(Rows from a dataset of charts and code)
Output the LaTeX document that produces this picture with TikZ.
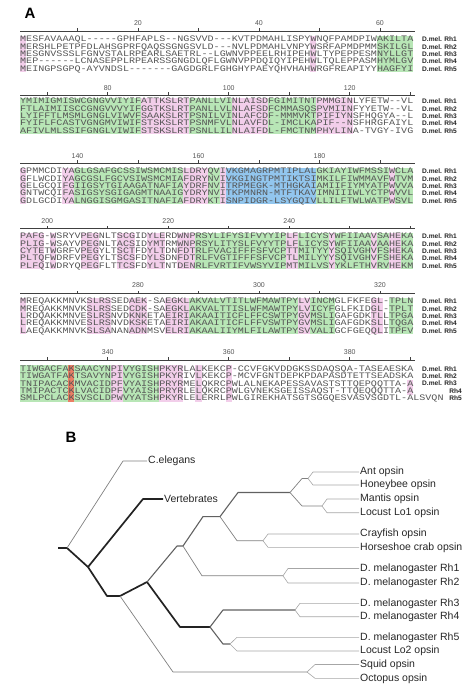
\documentclass[tikz,border=0pt]{standalone}
\usepackage{fontspec}
\setmainfont{Liberation Sans}
\newfontfamily\seqfont{Liberation Mono}[FakeStretch=1.2]
\usepackage{tikz}
\usetikzlibrary{positioning}
\definecolor{hlgreen}{RGB}{184,230,182}
\definecolor{hlpink}{RGB}{242,206,234}
\definecolor{hlblue}{RGB}{146,198,238}
\definecolor{hlred}{RGB}{234,126,100}
\definecolor{seqgray}{RGB}{85,85,85}
\definecolor{treedark}{RGB}{35,35,35}
\tikzset{
  seqrow/.style={anchor=base west, inner sep=0pt,
    font=\fontsize{8.4}{8.4}\seqfont, text=seqgray},
  seqname/.style={anchor=west, inner sep=0pt, font=\fontsize{6.6}{6.6}\selectfont\bfseries, text=black!85},
  rulernum/.style={inner sep=0pt, font=\fontsize{7}{7}\selectfont, text=seqgray},
  rulerline/.style={line width=0.9pt, color=black!75},
  rulertick/.style={line width=0.6pt, color=black!75},
  panel/.style={inner sep=0pt, font=\fontsize{15}{15}\selectfont\bfseries},
  trunk/.style={line width=1.7pt, color=treedark, line join=round},
  branch/.style={line width=1.1pt, color=black!62, line join=round},
  twig/.style={line width=0.7pt, color=black!50, line join=round},
  leafline/.style={line width=0.6pt, color=black!35, line join=round},
  leaf/.style={anchor=west, inner sep=1pt, font=\fontsize{10.5}{10.5}\selectfont, text=black!85}
}
% highlight: row1 y, rows from/to, cols from/to, colour
\newcommand{\hlbox}[6]{%
  \fill[#6] ({20+(#4-1)*6.05},{#1+(#2-1)*7.3-3.65}) rectangle ({20+#5*6.05},{#1+(#3-1)*7.3+3.65});}

\begin{document}
\begin{tikzpicture}[x=1pt, y=-1pt]
  \useasboundingbox (0,0) rectangle (474,694);

  \node[panel] (panelA) at (30,13) {A};
  \node[panel] (panelB) at (71,437) {B};

  % colour blocks
  \foreach \ra/\rb/\ca/\cb/\cl in {1/5/1/1/hlpink, 1/5/49/49/hlpink, 1/5/60/65/hlgreen}
    {\hlbox{39.5}{\ra}{\rb}{\ca}{\cb}{\cl}}
  \foreach \ra/\rb/\ca/\cb/\cl in {1/5/1/20/hlgreen, 1/5/21/28/hlpink, 1/5/29/35/hlgreen,
    1/5/36/41/hlpink, 1/5/42/49/hlgreen, 1/5/50/55/hlpink}
    {\hlbox{101.5}{\ra}{\rb}{\ca}{\cb}{\cl}}
  \foreach \ra/\rb/\ca/\cb/\cl in {1/5/1/1/hlpink, 1/5/8/9/hlpink, 1/5/10/27/hlgreen,
    1/5/28/31/hlpink, 1/5/32/33/hlgreen, 1/5/34/34/hlpink, 1/5/35/49/hlblue,
    1/5/50/65/hlgreen, 1/5/62/62/hlpink}
    {\hlbox{171.5}{\ra}{\rb}{\ca}{\cb}{\cl}}
  \foreach \ra/\rb/\ca/\cb/\cl in {1/5/1/4/hlpink, 1/5/6/6/hlpink, 1/5/11/13/hlpink,
    1/5/17/19/hlpink, 1/5/22/24/hlpink, 1/5/27/29/hlpink, 1/5/30/65/hlgreen,
    1/5/45/46/hlpink, 1/5/52/52/hlpink, 1/5/59/59/hlpink, 1/5/62/63/hlpink}
    {\hlbox{236.5}{\ra}{\rb}{\ca}{\cb}{\cl}}
  \foreach \ra/\rb/\ca/\cb/\cl in {1/5/1/1/hlpink, 1/5/12/15/hlpink, 1/5/19/21/hlpink,
    1/5/25/28/hlpink, 1/5/29/52/hlgreen, 1/5/47/48/hlpink, 1/5/59/60/hlpink,
    1/5/62/65/hlgreen}
    {\hlbox{301.5}{\ra}{\rb}{\ca}{\cb}{\cl}}
  \foreach \ra/\rb/\ca/\cb/\cl in {1/5/1/23/hlgreen, 1/5/9/9/hlred, 1/5/16/17/hlpink,
    1/5/24/27/hlpink, 1/5/30/30/hlpink, 1/5/35/35/hlpink, 3/4/65/65/hlpink}
    {\hlbox{369}{\ra}{\rb}{\ca}{\cb}{\cl}}

  % rulers
  \foreach \b/\ry/\ticks in {1/31/{10,20,30,40,50,60}, 2/95/{5,15,25,35,45,55,65},
    3/163/{10,20,30,40,50,60}, 4/228.5/{5,15,25,35,45,55,65},
    5/293.5/{10,20,30,40,50,60}, 6/360/{5,15,25,35,45,55,65}}
  {
    \draw[rulerline] (20,\ry) coordinate (rl\b) -- (415,\ry) coordinate (rr\b);
    \foreach \c in \ticks \draw[rulertick] ({20+(\c-0.5)*6.05},\ry) -- ++(0,-3);
  }
  \foreach \ny/\c/\t in {23/20/20, 23/40/40, 23/60/60, 88/15/80, 88/35/100, 88/55/120,
    156/10/140, 156/30/160, 156/50/180, 221/5/200, 221/25/220, 221/45/240,
    285.5/20/280, 285.5/40/300, 285.5/60/320, 352.5/15/340, 352.5/35/360, 352.5/55/380}
    \node[rulernum] (num\t) at ({20+(\c-0.5)*6.05},\ny) {\t};

  % sequences
  \foreach \k/\s in {0/MESFAVAAAQL-----GPHFAPLS--NGSVVD---KVTPDMAHLISPYWNQFPAMDPIWAKILTA,
    1/MERSHLPETPFDLAHSGPRFQAQSSGNGSVLD---NVLPDMAHLVNPYWSRFAPMDPMMSKILGL,
    2/MESGNVSSSLFGNVSTALRPEARLSAETRL--LGWNVPPEELRHIPEHWLTYPEPPESMNYLLGT,
    3/MEP------LCNASEPPLRPEARSSGNGDLQFLGWNVPPDQIQYIPEHWLTQLEPPASMHYMLGV,
    4/MEINGPSGPQ-AYVNDSL-------GAGDGRLFGHGHYPAEYQHVHAHWRGFREAPIYYHAGFYI}
    \node[seqrow] (s1r\k) at (20,{39.5+\k*7.3+2.4}) {\s};
  \foreach \k/\s in {0/YMIMIGMISWCGNGVVIYIFATTKSLRTPANLLVINLAISDFGIMITNTPMMGINLYFETW--VL,
    1/FTLAIMIISCCGNGVVVYIFGGTKSLRTPANLLVLNLAFSDFCMMASQSPVMIINFYYETW--VL,
    2/LYIFFTLMSMLGNGLVIWVFSAAKSLRTPSNILVINLAFCDF-MMMVKTPIFIYNSFHQGYA--L,
    3/FYIFLFCASTVGNGMVIWIFSTSKSLRTPSNMFVLNLAVFDL-IMCLKAPIF--NSFHRGFAIYL,
    4/AFIVLMLSSIFGNGLVIWIFSTSKSLRTPSNLLILNLAIFDL-FMCTNMPHYLINA-TVGY-IVG}
    \node[seqrow] (s2r\k) at (20,{101.5+\k*7.3+2.4}) {\s};
  \foreach \k/\s in {0/GPMMCDIYAGLGSAFGCSSIWSMCMISLDRYQVIVKGMAGRPMTIPLALGKIAYIWFMSSIWCLA,
    1/GFLWCDIYAGCGSLFGCVSIWSMCMIAFDRYNVIVKGINGTPMTIKTSIMKILFIWMMAVFWTVM,
    2/GELGCQIFGIIGSYTGIAAGATNAFIAYDRFNVITRPMEGK-MTHGKAIAMIIFIYMYATPWVVA,
    3/GNTWCQIFASIGSYSGIGAGMTNAAIGYDRYNVITKPMNRN-MTFTKAVIMNIIIWLYCTPWVVL,
    4/GDLGCDIYALNGGISGMGASITNAFIAFDRYKTISNPIDGR-LSYGQIVLLILFTWLWATPWSVL}
    \node[seqrow] (s3r\k) at (20,{171.5+\k*7.3+2.4}) {\s};
  \foreach \k/\s in {0/PAFG-WSRYVPEGNLTSCGIDYLERDWNPRSYLIFYSIFVYYIPLFLICYSYWFIIAAVSAHEKA,
    1/PLIG-WSAYVPEGNLTACSIDYMTRMWNPRSYLITYSLFVYYTPLFLICYSYWFIIAAVAAHEKA,
    2/CYTETWGRFVPEGYLTSCTFDYLTDNFDTRLFVACIFFFSFVCPTTMITYYYSQIVGHVFSHEKA,
    3/PLTQFWDRFVPEGYLTSCSFDYLSDNFDTRLFVGTIFFFSFVCPTLMILYYYSQIVGHVFSHEKA,
    4/PLFQIWDRYQPEGFLTTCSFDYLTNTDENRLFVRTIFVWSYVIPMTMILVSYYKLFTHVRVHEKM}
    \node[seqrow] (s4r\k) at (20,{236.5+\k*7.3+2.4}) {\s};
  \foreach \k/\s in {0/MREQAKKMNVKSLRSSEDAEK-SAEGKLAKVALVTITLWFMAWTPYLVINCMGLFKFEGL-TPLN,
    1/MREQAKKMNVKSLRSSEDCDK-SAEGKLAKVALTTISLWFMAWTPYLVICYFGLFKIDGL-TPLT,
    2/LRDQAKKMNVESLRSNVDKNKETAEIRIAKAAITICFLFFCSWTPYGVMSLIGAFGDKTLLTPGA,
    3/LREQAKKMNVESLRSNVDKSKETAEIRIAKAAITICFLFFVSWTPYGVMSLIGAFGDKSLLTQGA,
    4/LAEQAKKMNVKSLSANANADNMSVELRIAKAALIIYMLFILAWTPYSVVALIGCFGEQQLITPFV}
    \node[seqrow] (s5r\k) at (20,{301.5+\k*7.3+2.4}) {\s};
  \foreach \k/\s in {0/TIWGACFAKSAACYNPIVYGISHPKYRLALKEKCP-CCVFGKVDDGKSSDAQSQA-TASEAESKA,
    1/TIWGATFAKTSAVYNPIVYGISHPKYRIVLKEKCP-MCVFGNTDEPKPDAPASDTETTSEADSKA,
    2/TNIPACACKMVACIDPFVYAISHPRYRMELQKRCPWLALNEKAPESSAVASTSTTQEPQQTTA-A,
    3/TMIPACTCKLVACIDPFVYAISHPRYRLELQKRCPWLGVNEKSGEISSAQST-TTQEQQQTTA-A,
    4/SMLPCLACKSVSCLDPWVYATSHPKYRLELERRLPWLGIREKHATSGTSGGQESVASVSGDTL-ALSVQN}
    \node[seqrow] (s6r\k) at (20,{369+\k*7.3+2.4}) {\s};

  % names
  \foreach \b/\by in {1/39.5, 2/101.5, 3/171.5, 4/236.5, 5/301.5}
    \foreach \k/\n in {0/1, 1/2, 2/3, 3/4, 4/5}
      \node[seqname] (b\b n\n) at (422,{\by+\k*7.3}) {D.mel. Rh\n};
  \foreach \k/\n in {0/1, 1/2, 2/3}
    \node[seqname] (b6n\n) at (422,{369+\k*7.3}) {D.mel. Rh\n};
  \node[seqname, anchor=east] (b6n4) at (462,{369+3*7.3}) {Rh4};
  \node[seqname, anchor=east] (b6n5) at (462,{369+4*7.3}) {Rh5};

  % tree nodes
  \coordinate (root0) at (58,548);
  \coordinate (root) at (67,548);
  \coordinate (cel0) at (123,461);
  \coordinate (n1) at (88,567);
  \coordinate (vert0) at (143,499);
  \coordinate (n2a) at (107,596);
  \coordinate (n2) at (120,596);
  \coordinate (n3) at (147,582);
  \coordinate (n4a) at (177,546);
  \coordinate (n4) at (183,546);
  \coordinate (n5a) at (203,516.6);
  \coordinate (n5) at (220,516.6);
  \coordinate (n6a) at (238,492.5);
  \coordinate (n6) at (290,492.5);
  \coordinate (n7a) at (302,478.5);
  \coordinate (n7) at (308,478.5);
  \coordinate (n8a) at (302,506);
  \coordinate (n8) at (322,506);
  \coordinate (n9a) at (237,540.7);
  \coordinate (n9) at (263,540.7);
  \coordinate (n10a) at (202,575.8);
  \coordinate (n10) at (283,575.8);
  \coordinate (n11a) at (180,627);
  \coordinate (n11) at (210,627);
  \coordinate (n12a) at (223,610);
  \coordinate (n12) at (295,610);
  \coordinate (n13a) at (223,644);
  \coordinate (n13) at (230,644);
  \coordinate (n14a) at (173,672);
  \coordinate (n14) at (307,672);

  \node[leaf] (celegans) at (147,461) {C.elegans};
  \node[leaf] (vertebrates) at (163,499) {Vertebrates};
  \node[leaf] (ant) at (359,472) {Ant opsin};
  \node[leaf] (bee) at (359,485) {Honeybee opsin};
  \node[leaf] (mantis) at (359,499) {Mantis opsin};
  \node[leaf] (lo1) at (359,512.7) {Locust Lo1 opsin};
  \node[leaf] (cray) at (359,534) {Crayfish opsin};
  \node[leaf] (horse) at (359,547.3) {Horseshoe crab opsin};
  \node[leaf] (rh1) at (359,568.5) {D. melanogaster Rh1};
  \node[leaf] (rh2) at (359,583) {D. melanogaster Rh2};
  \node[leaf] (rh3) at (359,603.3) {D. melanogaster Rh3};
  \node[leaf] (rh4) at (359,616.7) {D. melanogaster Rh4};
  \node[leaf] (rh5) at (359,637.3) {D. melanogaster Rh5};
  \node[leaf] (lo2) at (359,651) {Locust Lo2 opsin};
  \node[leaf] (squid) at (359,664.5) {Squid opsin};
  \node[leaf] (octo) at (359,678.3) {Octopus opsin};

  % branches
  \draw[trunk] (root0) -- (root) -- (n1) -- (vert0) -- (vertebrates.west);
  \draw[trunk] (n1) -- (n2a) -- (n2) -- (n3) -- (n11a) -- (n11);
  \draw[twig] (root) -- (cel0) -- (celegans.west);
  \draw[branch] (n3) -- (n4a) -- (n4) -- (n5a) -- (n5) -- (n6a) -- (n6);
  \draw[twig] (n4) -- (n10a) -- (n10);
  \draw[twig] (n5) -- (n9a) -- (n9);
  \draw[twig] (n6) -- (n7a) -- (n7);
  \draw[twig] (n6) -- (n8a) -- (n8);
  \draw[branch] (n11) -- (n12a) -- (n12);
  \draw[branch] (n11) -- (n13a) -- (n13);
  \draw[twig] (n2) -- (n14a) -- (n14);
  \draw[leafline] (n7) -- (313,472) -- (ant.west);
  \draw[leafline] (n7) -- (313,485) -- (bee.west);
  \draw[leafline] (n8) -- (327,499) -- (mantis.west);
  \draw[leafline] (n8) -- (327,512.7) -- (lo1.west);
  \draw[leafline] (n9) -- (268,534) -- (cray.west);
  \draw[leafline] (n9) -- (268,547.3) -- (horse.west);
  \draw[leafline] (n10) -- (288,568.5) -- (rh1.west);
  \draw[leafline] (n10) -- (288,583) -- (rh2.west);
  \draw[leafline] (n12) -- (300,603.3) -- (rh3.west);
  \draw[leafline] (n12) -- (300,616.7) -- (rh4.west);
  \draw[leafline] (n13) -- (237,637.3) -- (rh5.west);
  \draw[leafline] (n13) -- (237,651) -- (lo2.west);
  \draw[leafline] (n14) -- (315,664.5) -- (squid.west);
  \draw[leafline] (n14) -- (315,678.3) -- (octo.west);
\end{tikzpicture}
\end{document}
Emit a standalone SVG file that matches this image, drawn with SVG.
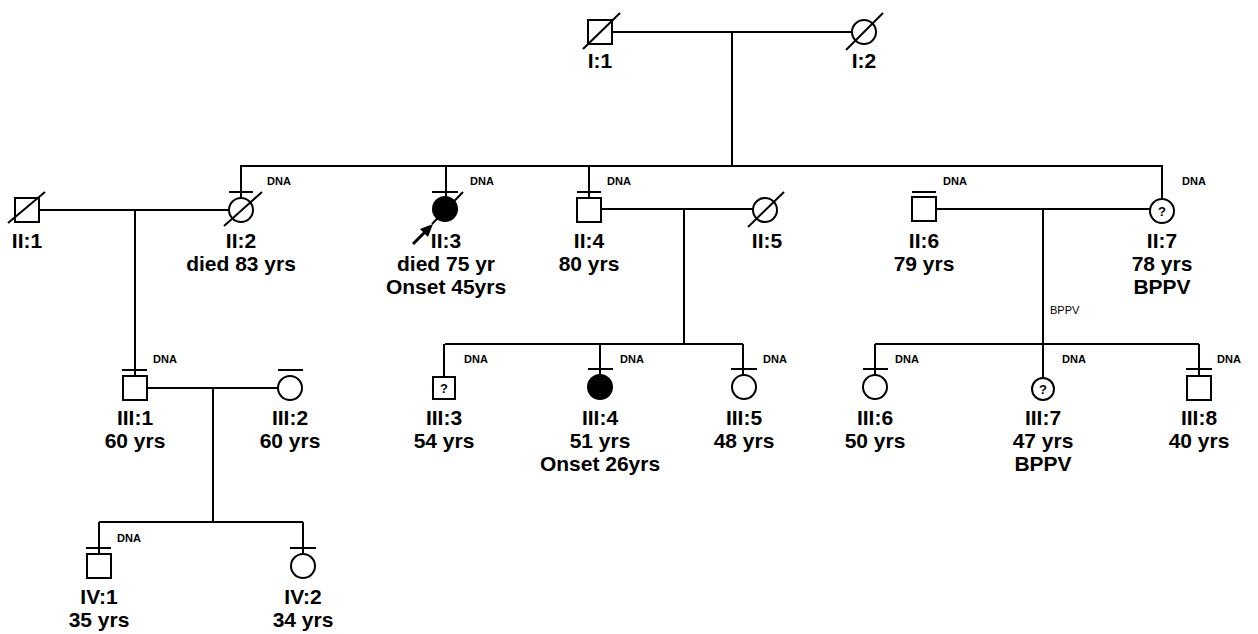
<svg xmlns="http://www.w3.org/2000/svg" width="1258" height="634" viewBox="0 0 1258 634">
<style>
.ln{stroke:#000;stroke-width:2;fill:none}
.sym{stroke:#000;stroke-width:2;fill:#fff}
.aff{stroke:#000;stroke-width:2;fill:#000}
.lbl{font-family:"Liberation Sans",Arial,sans-serif;font-weight:bold;font-size:21px;text-anchor:middle;fill:#000}
.dna{font-family:"Liberation Sans",Arial,sans-serif;font-weight:bold;font-size:11px;fill:#000}
.q{font-family:"Liberation Sans",Arial,sans-serif;font-weight:bold;font-size:13px;text-anchor:middle;fill:#000}
.sm{font-family:"Liberation Sans",Arial,sans-serif;font-size:11px;fill:#000}
</style>
<rect width="1258" height="634" fill="#fff"/>
<g id="connectors">
<path class="ln" d="M612 32H852M732 32V166"/>
<path class="ln" d="M240 166H1163"/>
<path class="ln" d="M241 166V198M446 166V197M589 166V198M1162 166V199"/>
<path class="ln" d="M40 210H229M135 210V376"/>
<path class="ln" d="M601 209H753M684 209V344"/>
<path class="ln" d="M936 209H1151M1043 209V378"/>
<path class="ln" d="M445 344H743M444 344V377M600 344V375M743 344V375"/>
<path class="ln" d="M875 344H1199M875 344V375M1199 344V376"/>
<path class="ln" d="M147 388H278M213 388V522"/>
<path class="ln" d="M99 522H303M99 522V554M303 522V554"/>
</g>
<g id="I1"><rect class="sym" x="588" y="20" width="24" height="24"/><path class="ln" d="M583 49L620 13"/><text class="lbl" x="600" y="68">I:1</text></g>
<g id="I2"><circle class="sym" cx="864" cy="32" r="12"/><path class="ln" d="M846 50L883 13"/><text class="lbl" x="864" y="68">I:2</text></g>
<g id="II1"><rect class="sym" x="15" y="198" width="24" height="24"/><path class="ln" d="M8 223L45 192"/><text class="lbl" x="27" y="248">II:1</text></g>
<g id="II2"><circle class="sym" cx="241" cy="210" r="12"/><path class="ln" d="M229 192H253M224 226L262 192"/><text class="dna" x="267" y="185">DNA</text><text class="lbl" x="241" y="248">II:2</text><text class="lbl" x="241" y="271">died 83 yrs</text></g>
<g id="II3"><circle class="aff" cx="445" cy="209" r="12"/><path class="ln" d="M432 192H458M463 192L432 224"/><path class="ln" d="M413 244L426 231" style="stroke-width:3"/><polygon points="433,224 420,229 428,237" fill="#000"/><text class="dna" x="470" y="185">DNA</text><text class="lbl" x="446" y="248">II:3</text><text class="lbl" x="446" y="271">died 75 yr</text><text class="lbl" x="446" y="294">Onset 45yrs</text></g>
<g id="II4"><rect class="sym" x="577" y="198" width="24" height="24"/><path class="ln" d="M577 192H601"/><text class="dna" x="607" y="185">DNA</text><text class="lbl" x="589" y="248">II:4</text><text class="lbl" x="589" y="271">80 yrs</text></g>
<g id="II5"><circle class="sym" cx="765" cy="210" r="12"/><path class="ln" d="M748 227L784 192"/><text class="lbl" x="767" y="248">II:5</text></g>
<g id="II6"><rect class="sym" x="912" y="197" width="24" height="24"/><path class="ln" d="M912 192H936"/><text class="dna" x="943" y="185">DNA</text><text class="lbl" x="924" y="248">II:6</text><text class="lbl" x="924" y="271">79 yrs</text></g>
<g id="II7"><circle class="sym" cx="1162" cy="211" r="12"/><text class="q" x="1162" y="216">?</text><text class="dna" x="1182" y="185">DNA</text><text class="lbl" x="1162" y="248">II:7</text><text class="lbl" x="1162" y="271">78 yrs</text><text class="lbl" x="1162" y="294">BPPV</text></g>
<text class="sm" x="1050" y="314">BPPV</text>
<g id="III1"><rect class="sym" x="123" y="376" width="24" height="24"/><path class="ln" d="M122 370H147"/><text class="dna" x="153" y="363">DNA</text><text class="lbl" x="135" y="425">III:1</text><text class="lbl" x="135" y="448">60 yrs</text></g>
<g id="III2"><circle class="sym" cx="290" cy="388" r="12"/><path class="ln" d="M278 370H303"/><text class="lbl" x="290" y="425">III:2</text><text class="lbl" x="290" y="448">60 yrs</text></g>
<g id="III3"><rect class="sym" x="433" y="377" width="22" height="22"/><text class="q" x="444" y="393">?</text><text class="dna" x="464" y="363">DNA</text><text class="lbl" x="444" y="425">III:3</text><text class="lbl" x="444" y="448">54 yrs</text></g>
<g id="III4"><circle class="aff" cx="600" cy="387" r="12"/><path class="ln" d="M588 369H613"/><text class="dna" x="620" y="363">DNA</text><text class="lbl" x="600" y="425">III:4</text><text class="lbl" x="600" y="448">51 yrs</text><text class="lbl" x="600" y="471">Onset 26yrs</text></g>
<g id="III5"><circle class="sym" cx="744" cy="387" r="12"/><path class="ln" d="M731 369H757"/><text class="dna" x="763" y="363">DNA</text><text class="lbl" x="744" y="425">III:5</text><text class="lbl" x="744" y="448">48 yrs</text></g>
<g id="III6"><circle class="sym" cx="875" cy="387" r="12"/><path class="ln" d="M863 369H888"/><text class="dna" x="895" y="363">DNA</text><text class="lbl" x="875" y="425">III:6</text><text class="lbl" x="875" y="448">50 yrs</text></g>
<g id="III7"><circle class="sym" cx="1043" cy="389" r="11"/><text class="q" x="1043" y="394">?</text><text class="dna" x="1062" y="363">DNA</text><text class="lbl" x="1043" y="425">III:7</text><text class="lbl" x="1043" y="448">47 yrs</text><text class="lbl" x="1043" y="471">BPPV</text></g>
<g id="III8"><rect class="sym" x="1187" y="376" width="24" height="24"/><path class="ln" d="M1186 369H1212"/><text class="dna" x="1217" y="363">DNA</text><text class="lbl" x="1199" y="425">III:8</text><text class="lbl" x="1199" y="448">40 yrs</text></g>
<g id="IV1"><rect class="sym" x="87" y="554" width="24" height="24"/><path class="ln" d="M86 548H111"/><text class="dna" x="117" y="542">DNA</text><text class="lbl" x="99" y="604">IV:1</text><text class="lbl" x="99" y="627">35 yrs</text></g>
<g id="IV2"><circle class="sym" cx="303" cy="566" r="12"/><path class="ln" d="M290 548H316"/><text class="lbl" x="303" y="604">IV:2</text><text class="lbl" x="303" y="627">34 yrs</text></g>
</svg>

Problem details:
Say the number of lines in the records above that include the string "with", and no more.

Final result:
2